> [Data section]
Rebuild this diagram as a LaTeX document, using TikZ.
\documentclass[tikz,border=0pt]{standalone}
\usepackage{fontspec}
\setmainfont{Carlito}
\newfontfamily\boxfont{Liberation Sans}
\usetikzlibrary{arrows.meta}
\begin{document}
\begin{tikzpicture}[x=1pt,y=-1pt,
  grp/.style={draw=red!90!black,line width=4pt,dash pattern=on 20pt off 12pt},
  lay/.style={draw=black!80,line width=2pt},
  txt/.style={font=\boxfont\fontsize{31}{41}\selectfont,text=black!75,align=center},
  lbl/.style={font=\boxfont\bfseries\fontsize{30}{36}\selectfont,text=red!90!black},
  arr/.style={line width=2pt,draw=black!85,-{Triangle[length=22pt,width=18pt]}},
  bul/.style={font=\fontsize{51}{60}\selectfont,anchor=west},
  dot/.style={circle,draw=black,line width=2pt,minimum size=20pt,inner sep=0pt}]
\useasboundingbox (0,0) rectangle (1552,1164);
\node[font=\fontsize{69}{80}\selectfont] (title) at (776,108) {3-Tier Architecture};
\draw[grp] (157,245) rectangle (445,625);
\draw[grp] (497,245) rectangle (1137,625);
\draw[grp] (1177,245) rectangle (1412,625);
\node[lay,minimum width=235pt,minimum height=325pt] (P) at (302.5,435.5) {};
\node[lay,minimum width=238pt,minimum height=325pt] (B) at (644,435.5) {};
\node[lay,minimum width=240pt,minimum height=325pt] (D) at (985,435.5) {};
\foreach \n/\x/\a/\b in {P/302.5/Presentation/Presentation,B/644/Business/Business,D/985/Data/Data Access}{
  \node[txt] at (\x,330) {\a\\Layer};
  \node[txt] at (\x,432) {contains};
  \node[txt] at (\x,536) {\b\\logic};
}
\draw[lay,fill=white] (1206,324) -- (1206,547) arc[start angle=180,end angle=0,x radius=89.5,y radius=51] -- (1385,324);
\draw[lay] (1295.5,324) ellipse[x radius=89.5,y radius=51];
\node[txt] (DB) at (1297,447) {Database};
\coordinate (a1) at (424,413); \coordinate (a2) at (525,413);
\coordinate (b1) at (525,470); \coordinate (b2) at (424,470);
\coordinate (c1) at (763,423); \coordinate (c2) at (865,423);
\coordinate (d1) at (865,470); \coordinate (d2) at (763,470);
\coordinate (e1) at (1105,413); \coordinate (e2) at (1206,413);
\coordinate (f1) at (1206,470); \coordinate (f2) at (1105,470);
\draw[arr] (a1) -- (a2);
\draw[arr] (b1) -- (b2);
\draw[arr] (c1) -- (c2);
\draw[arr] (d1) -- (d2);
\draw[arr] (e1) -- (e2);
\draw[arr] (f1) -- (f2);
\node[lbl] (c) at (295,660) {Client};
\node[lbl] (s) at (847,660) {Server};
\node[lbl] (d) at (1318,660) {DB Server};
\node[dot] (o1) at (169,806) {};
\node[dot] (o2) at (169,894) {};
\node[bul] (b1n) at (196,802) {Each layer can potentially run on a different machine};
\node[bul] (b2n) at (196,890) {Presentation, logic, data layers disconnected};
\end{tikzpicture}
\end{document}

> [What the task requires]
Reproduce the material above exactly; please quote every line of it.

> [Solution]
Rebuild this diagram as a LaTeX document, using TikZ.
\documentclass[tikz,border=0pt]{standalone}
\usepackage{fontspec}
\setmainfont{Carlito}
\newfontfamily\boxfont{Liberation Sans}
\usetikzlibrary{arrows.meta}
\begin{document}
\begin{tikzpicture}[x=1pt,y=-1pt,
  grp/.style={draw=red!90!black,line width=4pt,dash pattern=on 20pt off 12pt},
  lay/.style={draw=black!80,line width=2pt},
  txt/.style={font=\boxfont\fontsize{31}{41}\selectfont,text=black!75,align=center},
  lbl/.style={font=\boxfont\bfseries\fontsize{30}{36}\selectfont,text=red!90!black},
  arr/.style={line width=2pt,draw=black!85,-{Triangle[length=22pt,width=18pt]}},
  bul/.style={font=\fontsize{51}{60}\selectfont,anchor=west},
  dot/.style={circle,draw=black,line width=2pt,minimum size=20pt,inner sep=0pt}]
\useasboundingbox (0,0) rectangle (1552,1164);
\node[font=\fontsize{69}{80}\selectfont] (title) at (776,108) {3-Tier Architecture};
\draw[grp] (157,245) rectangle (445,625);
\draw[grp] (497,245) rectangle (1137,625);
\draw[grp] (1177,245) rectangle (1412,625);
\node[lay,minimum width=235pt,minimum height=325pt] (P) at (302.5,435.5) {};
\node[lay,minimum width=238pt,minimum height=325pt] (B) at (644,435.5) {};
\node[lay,minimum width=240pt,minimum height=325pt] (D) at (985,435.5) {};
\foreach \n/\x/\a/\b in {P/302.5/Presentation/Presentation,B/644/Business/Business,D/985/Data/Data Access}{
  \node[txt] at (\x,330) {\a\\Layer};
  \node[txt] at (\x,432) {contains};
  \node[txt] at (\x,536) {\b\\logic};
}
\draw[lay,fill=white] (1206,324) -- (1206,547) arc[start angle=180,end angle=0,x radius=89.5,y radius=51] -- (1385,324);
\draw[lay] (1295.5,324) ellipse[x radius=89.5,y radius=51];
\node[txt] (DB) at (1297,447) {Database};
\coordinate (a1) at (424,413); \coordinate (a2) at (525,413);
\coordinate (b1) at (525,470); \coordinate (b2) at (424,470);
\coordinate (c1) at (763,423); \coordinate (c2) at (865,423);
\coordinate (d1) at (865,470); \coordinate (d2) at (763,470);
\coordinate (e1) at (1105,413); \coordinate (e2) at (1206,413);
\coordinate (f1) at (1206,470); \coordinate (f2) at (1105,470);
\draw[arr] (a1) -- (a2);
\draw[arr] (b1) -- (b2);
\draw[arr] (c1) -- (c2);
\draw[arr] (d1) -- (d2);
\draw[arr] (e1) -- (e2);
\draw[arr] (f1) -- (f2);
\node[lbl] (c) at (295,660) {Client};
\node[lbl] (s) at (847,660) {Server};
\node[lbl] (d) at (1318,660) {DB Server};
\node[dot] (o1) at (169,806) {};
\node[dot] (o2) at (169,894) {};
\node[bul] (b1n) at (196,802) {Each layer can potentially run on a different machine};
\node[bul] (b2n) at (196,890) {Presentation, logic, data layers disconnected};
\end{tikzpicture}
\end{document}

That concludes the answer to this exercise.